Last night, as ever, I tuned into BBC Sports Scotland to see how they would cover the weekend’s games. I thought it might be a particular joy since there were obviously two good results and a few different incidents to go over. It was an oddly frustrating experience.
The match at the home of our rivals was first; the footage was badly skewed. One of the most serious talking points of the match – a knee high challenge which resulted only in a yellow card – was wholly absent from the highlights package.
I found this incredible coming after the acres of odium that were poured onto a Hibs player who was sent off for a far less violent tackle. Indeed, I think the complete absence of that incident in the highlights is suspect. It poses questions maybe the media doesn’t want to ask and which others sure as Hell don’t want to have to answer.
You know, we all know that the media has been replaced by the bloggers in the realms of making and setting opinions and trends. But they still have command over the “national conversation”, because they can decide what subjects are “worthy” of discussion, and when a high profile incident like that is left out of that discussion we are entitled to ask whose interests are being served. Not those of the football public at large, that’s for sure.
Another incident that was ignored – although it was, at least, shown and is an obvious debating point – was an early penalty claim for Hearts.
Now you see how much attention is being drawn to the handball incident at Fir Park. Isn’t it curious that the one at the home of our rivals was almost completely brushed aside as being of no consequence at all? That was a highly contentious moment in the match, one that could – unlike ours – have changed the whole nature of the game.
Finally, the incident at the end where a home player wrapped his hand around an away player’s throat, the incident for which Robbie Neilson was sent to the stand, was a clear red card and how the ref deemed that a yellow is something he ought to be asked to explain.
BBC Sports Scotland deemed that unworthy of further discussion. You got the impression they only showed it to explain why Neilson was fuming at the end and why he wasn’t on the touchline to watch his team get their equalising goal.
Three major incidents, who’s outcomes favoured one side, the home side. None of them given the microscopic scrutiny which a single incident at Fir Park got. Let’s talk about our game now, and the way the BBC chose to cover that.

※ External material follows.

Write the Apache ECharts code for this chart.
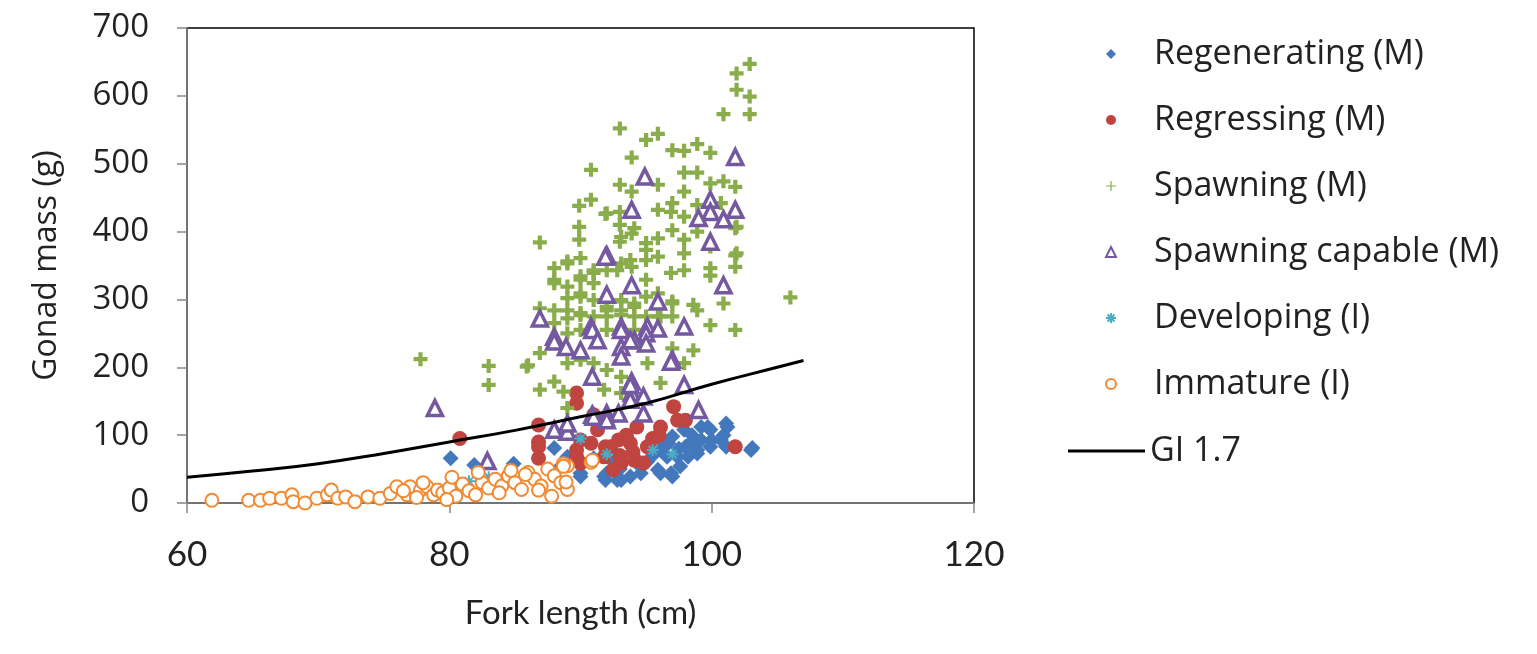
<!DOCTYPE html>
<html>
<head>
<meta charset="utf-8">
<script src="https://cdn.jsdelivr.net/npm/echarts@6/dist/echarts.min.js"></script>
<style>
html, body { margin: 0; padding: 0; background: #fff; }
#chart { width: 1537px; height: 654px; }
</style>
</head>
<body>
<div id="chart"></div>
<script>
// values: [fork length (cm), gonad mass (g)]
var regenerating = [
  [80.1,66],[81.9,56],[84.9,58],[88,81],[88.5,54],[91,66],[90,44],[92,44],[101.1,117],[99.9,108],
  [99.2,112],[100.9,100],[103.1,81],[101.1,83],[100,93],[99.2,93],[98.9,73],[98,83],[97.9,108],[97,98],
  [97.4,68],[96.6,68],[96.9,44],[95.9,49],[95.1,61],[95.3,83],[94.6,44],[93.8,39],[92.8,34],[91.9,34],
  [94.1,68],[96.1,78],[96.7,88],[98.2,68],[97.6,54],[98.6,93],[99.7,112],[99.9,83],[89,68],[90,39],
  [91.8,39],[93.1,34],[96.1,44],[97,39],[101.2,112],[100.7,93],[98.9,78],[103,78],[93,50],[94.5,55],
  [92.5,60],[95.5,70],[97.5,80],[98.5,100],[96,95]
];
var regressing = [
  [80.8,95],[86.8,115],[86.8,90],[86.8,83],[86.8,66],[89.7,162],[89.7,147],[90,93],[89.7,68],[91.9,83],
  [89.7,78],[90.8,88],[92.9,93],[93.8,88],[94.3,112],[93.1,59],[94.1,63],[94.8,59],[96.1,112],[97.1,142],
  [97.4,122],[98,122],[101.8,83],[91.8,68],[92.5,49],[95.1,83],[91.3,108],[92.3,83],[90,59],[93.5,100],
  [94,75],[95.5,95],[92,120],[91,130],[93,70],[96,100]
];
var spawning = [
  [77.8,212],[83,202],[83,174],[86,203],[102.9,647],[101.9,633],[101.9,609],[102.9,599],[100.9,573],[102.9,573],
  [93,552],[95,535],[95.9,544],[97,520],[97.9,519],[98.9,529],[99.9,516],[93.9,509],[90.8,491],[97.9,487],
  [98.9,487],[99.9,471],[100.9,474],[101.8,466],[93,469],[93.9,459],[95.9,469],[97.9,459],[89.9,438],[90.8,447],
  [91.9,426],[93,429],[95.9,432],[97,442],[97.9,422],[86.9,384],[89.9,407],[89.9,388],[93,410],[93,385],
  [93.9,397],[95,373],[95.9,390],[97,402],[97.9,388],[92,427],[93.1,392],[94.1,405],[95,383],[98.9,400],
  [98.9,439],[100.7,442],[101.8,405],[99.9,378],[101.8,365],[101.8,348],[99.9,346],[99.9,335],[106,303],[100.9,294],
  [101.8,255],[99.9,262],[98.9,284],[97,294],[95.9,309],[95,329],[93.9,348],[93.1,353],[92,343],[91,339],
  [90,361],[90,329],[89,353],[88,346],[88,324],[89,319],[90,309],[91,299],[93.1,297],[94.1,294],
  [95,304],[95.9,275],[97,275],[86.9,287],[88,284],[88,265],[89,284],[90,280],[91,275],[92,284],
  [93.1,284],[94.1,275],[89,250],[90,255],[92,255],[94.1,255],[85.9,201],[86.9,221],[86.9,167],[88,179],
  [89,206],[90,211],[91,206],[92,196],[93.1,186],[95.1,206],[96.1,177],[97,228],[97.9,206],[98.6,225],
  [93.1,162],[91.8,167],[89,356],[88,329],[90,334],[91,324],[89,302],[90,304],[92,289],[93.1,299],
  [89,272],[90,277],[92,275],[93.1,277],[94.1,289],[95,275],[96.1,275],[97,297],[98.6,292],[97.9,343],
  [96.9,339],[95,358],[93.8,358],[92.8,343],[91,343],[95.9,363],[97.9,368],[101.9,368],[96.9,429],[101.9,407],
  [88.7,164],[89,140]
];
var spawningCapable = [
  [78.9,140],[82.9,62],[101.8,510],[94.9,481],[99.9,447],[101.8,432],[99.9,429],[99,420],[100.9,418],[99.9,385],
  [93.9,432],[100.9,321],[97.9,260],[95.9,297],[93.9,321],[92,365],[92,307],[86.9,272],[88,245],[90.8,260],
  [93.1,260],[95.1,260],[91.9,363],[88,238],[88.9,230],[90,225],[90.9,255],[91.3,240],[93.1,255],[93.1,230],
  [94.1,240],[95,250],[95.9,257],[97,211],[90.9,186],[93.9,179],[93.9,162],[97.9,174],[93.1,216],[88,108],
  [89,105],[90.9,130],[92,132],[96.9,208],[93.8,240],[95,235],[91.9,127],[92.9,132],[94.8,157],[99,137],
  [93.8,152],[91,127],[92,122],[89,117],[94.8,132],[93.8,174]
];
var developing = [
  [80.5,30],[81.5,32],[83,38],[86,40],[88.5,52],[92,72],[95.5,78],[97,72],[90,95],[84,30]
];
var immature = [
  [61.9,4],[64.7,4],[65.6,4],[66.3,7],[67.2,7],[68,12],[68.1,2],[69,0],[69.9,7],[70.7,12],
  [71,19],[71.5,7],[72.1,9],[72.8,2],[73.8,9],[74.7,7],[75.5,14],[76,24],[76.8,12],[77,24],
  [77.8,19],[78.3,24],[78.8,12],[79.1,19],[79.5,15],[80,22],[80.5,10],[81,28],[81.5,18],[82,12],
  [82.5,30],[83,22],[83.5,35],[84,25],[84.5,40],[85,30],[85.5,20],[86,45],[86.5,35],[87,25],
  [87.5,50],[88,40],[88.5,30],[89,55],[89,20],[86.8,19],[88.7,58],[90.8,60],[90.9,63],[88.7,54],
  [88.9,31],[77.5,8],[79.8,5],[80.2,38],[82.2,45],[84.7,48],[83.8,15],[85.8,42],[87.8,10],[76.5,18],
  [78,30]
];
// GI 1.7 curve
var giX = [60, 65, 70, 75, 80, 85, 90, 95, 100, 105, 107];
var giY = [38, 47, 58, 73, 90, 107, 127, 147, 175, 200, 210];

var plusPath = 'path://M3.5,0h3v3.5h3.5v3h-3.5v3.5h-3v-3.5h-3.5v-3h3.5z';
var plusThin = 'path://M4.4,0h1.2v4.4h4.4v1.2h-4.4v4.4h-1.2v-4.4h-4.4v-1.2h4.4z';
var starPath = 'path://M5,0L5,10M0,5L10,5M1.5,1.5L8.5,8.5M8.5,1.5L1.5,8.5';

var chart = echarts.init(document.getElementById('chart'));
var font = '"Open Sans", Lato, sans-serif';

chart.setOption({
  animation: false,
  backgroundColor: '#fff',
  grid: {
    left: 187, right: 563, top: 28, bottom: 151,
    show: true, borderColor: '#000', borderWidth: 1.5
  },
  legend: [{
    orient: 'vertical',
    left: 1100, top: 29,
    itemWidth: 10, itemHeight: 10, itemGap: 26,
    data: [
      'Regenerating (M)', 'Regressing (M)',
      { name: 'Spawning (M)', icon: plusThin },
      'Spawning capable (M)', 'Developing (I)', 'Immature (I)'
    ],
    textStyle: { fontFamily: font, fontSize: 34, color: '#222', lineHeight: 40, padding: [0, 0, 0, 33] }
  }, {
    orient: 'vertical',
    left: 1063, top: 426,
    itemWidth: 77, itemHeight: 3,
    data: [{ name: 'GI 1.7', icon: 'rect' }],
    textStyle: { fontFamily: font, fontSize: 34, color: '#222', lineHeight: 40 }
  }],
  xAxis: {
    type: 'value', min: 60, max: 120, interval: 20,
    name: 'Fork length (cm)', nameLocation: 'middle', nameGap: 94,
    nameTextStyle: { fontFamily: 'Lato, sans-serif', fontSize: 33, color: '#222' },
    axisLine: { lineStyle: { color: '#868686', width: 1.5 } },
    axisTick: { show: true, length: 10, lineStyle: { color: '#868686', width: 1.5 } },
    axisLabel: { fontFamily: 'Lato, sans-serif', fontSize: 35, color: '#222', margin: 34 },
    splitLine: { show: false }
  },
  yAxis: {
    type: 'value', min: 0, max: 700, interval: 100,
    name: 'Gonad mass (g)', nameLocation: 'middle', nameGap: 124,
    nameTextStyle: { fontFamily: font, fontSize: 32, color: '#222' },
    axisLine: { show: true, lineStyle: { color: '#868686', width: 1.5 } },
    axisTick: { show: true, length: 10, lineStyle: { color: '#868686', width: 1.5 } },
    axisLabel: { fontFamily: '"Open Sans", sans-serif', fontSize: 33, color: '#222', margin: 38 },
    splitLine: { show: false }
  },
  series: [{
    name: 'Regenerating (M)', type: 'scatter', data: regenerating,
    symbol: 'diamond', symbolSize: 16, symbolKeepAspect: true,
    itemStyle: { color: '#4478bd', opacity: 1 }
  }, {
    name: 'Regressing (M)', type: 'scatter', data: regressing,
    symbol: 'circle', symbolSize: 15,
    itemStyle: { color: '#c0443f', opacity: 1 }
  }, {
    name: 'Spawning (M)', type: 'scatter', data: spawning,
    symbol: plusPath, symbolSize: 14,
    itemStyle: { color: '#8aad4c', opacity: 1 }
  }, {
    name: 'Spawning capable (M)', type: 'scatter', data: spawningCapable,
    symbol: 'triangle', symbolSize: 15,
    itemStyle: { color: '#fff', borderColor: '#7559a0', borderWidth: 3.5, opacity: 1 }
  }, {
    name: 'Developing (I)', type: 'scatter', data: developing,
    symbol: starPath, symbolSize: 12,
    itemStyle: { color: 'transparent', borderColor: '#4bacc6', borderWidth: 2, opacity: 1 }
  }, {
    name: 'Immature (I)', type: 'scatter', data: immature,
    symbol: 'emptyCircle', symbolSize: 13,
    itemStyle: { color: '#f28a33', borderColor: '#f28a33', borderWidth: 3, opacity: 1 }
  }, {
    name: 'GI 1.7', type: 'line', data: giX.map(function (x, i) { return [x, giY[i]]; }),
    symbol: 'none', smooth: true,
    lineStyle: { color: '#000', width: 3 },
    itemStyle: { color: '#000' }
  }]
});
</script>
</body>
</html>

Let’s start with how they opened the segment on Celtic. We’d just won a second tough away match on the bounce, and closed the gap at the top of the league. Their anchor opened the segment after the highlights by asking if Kyogo was a hatchet man and should Motherwell have had a foul in the run up to Celtic’s opening goal.
What a nasty, spiteful little thing to start the discussion about the game with. What a disgrace. None of the two studio panellists agreed with that characterisation, and both dismissed the incident out of hand. But that the anchor chose that to start with is telling.
As has been discussed already, the debate over the Motherwell penalty claim is entirely false, conducted on a premise that is thoroughly dishonest.
The Motherwell manager thinks VAR would have changed the game; not that much, as it would have afforded Celtic a free-kick for their player’s handball a second before the one with Bolingoli.
Even with the benefit of TV evidence, the BBC chose not to highlight that at all, and it was entirely airbrushed from the discussion. Which is remarkable.
There was, of course, a third highly contentious incident in that game, involving a shocking tackle on David Turnbull, which I forget to include in the article earlier on but which I’m happy to include in this one.
You can add this one to the list ?? pic.twitter.com/o9HbaYSdzw
— AM ??????? (@annemarie6377) October 17, 2021
This was also not deemed worthy of a proper examination.
We’re talking here about six incidents, all treated in very different ways from some of what we’ve seen in the past. One penalty claim was debated although it was groundless. The other was ignored although it was much closer.
Three violent incidents were either ignored completely or mentioned in passing and there was talk of whether our opener should have counted.
That was the BBC’s coverage of the two big games over the weekend.
In our game the highlights were put together and debated so that Celtic was denied a proper shake. Nobody in their right mind can claim that the Hearts game got proper scrutiny and we all know who benefited from that.
It is not – it cannot be – a coincidence that these matches were covered in these ways, there’s too much leaning in one direction for that not to be down to editorial prioritising.
So we’re entitled to ask who put that together, and how those choices were arrived at.
We’re entitled to wonder who had final say.
Who did Celtic up, and denied Hearts the examination their own incidents warranted?
The Loyalist PR across the city, or one of the many, many EBT recipients who have trooped through the doors of the BBC over the years … or someone else?
I suggest that someone else is working in the wrong building.
If the tax-payer funded organisation is going to shill for these Peepul, Celtic fans are fully entitled to consider our expensive satellite and streaming subscription packages as the final word on what we have to pay.
Celtic fans certainly ought not to have to pay for this.